The Attraction of Cheap Power
According to Rhoades, the city of Riverside has proved appealing to industrial users, especially those that are high users of electricity. In the past year, companies with high electricity requirements have rushed to Riverside to take advantage of the savings offered through its municipal utility, Rhoades said. The city's utility rates, which are 60 percent lower than those of Southern California Edison on a straight comparison basis, have attracted plastics companies, cold storage companies and commercial printers to the area, said Kevin Palmer, economic development manager for Riverside. Quebecor World, the world's largest commercial printer, signed an agreement to occupy 196,000 square feet at Space Center Sycamore Canyon in Riverside. The company will relocate from its existing facility in Ontario when the project is completed in the first quarter, officials said. Investment Building Group, a Newport Beach-based developer, will complete the first phase of its 48 Sycamore Canyon Project in the third quarter of this year, Palmer said. The $10 million speculative industrial park, built on 14 acres, will consist of three buildings ranging in size from 42,000 square feet to 150,000 square feet. Some city officials are concerned that the strong demand for industrial product in Riverside could leave the area with little available product in the coming years. "These current projects are very critical because we don't want to find ourselves with no product available for immediate occupancy," Palmer said. "We are trying to work with developers to get them into the market as quickly as we can, expedite the plan-check, meet infrastructure needs and basically do anything we can do to facilitate this."
Next Generation
As land becomes more and more scarce, there will be opportunities for second-generation leasing of older buildings in cities such as Ontario and Rancho Cucamonga, Rhoades said.
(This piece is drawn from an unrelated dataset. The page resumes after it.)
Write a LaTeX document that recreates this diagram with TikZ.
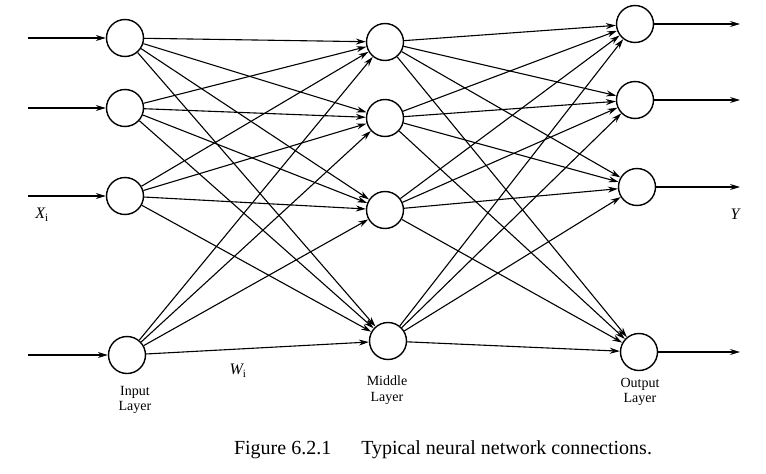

The lack of available land will also stimulate growth in communities such as Perris, Moreno Valley, Rialto and Colton, he said. According to Agan, industrial growth will follow infrastructure improvements. "You have to see where the goods are traveling and where the roads are being improved," he said. "Infrastructure enhancement on the 15 and 210 freeways, and the new 18 freeway in Victorville will create dramatic growth in those areas."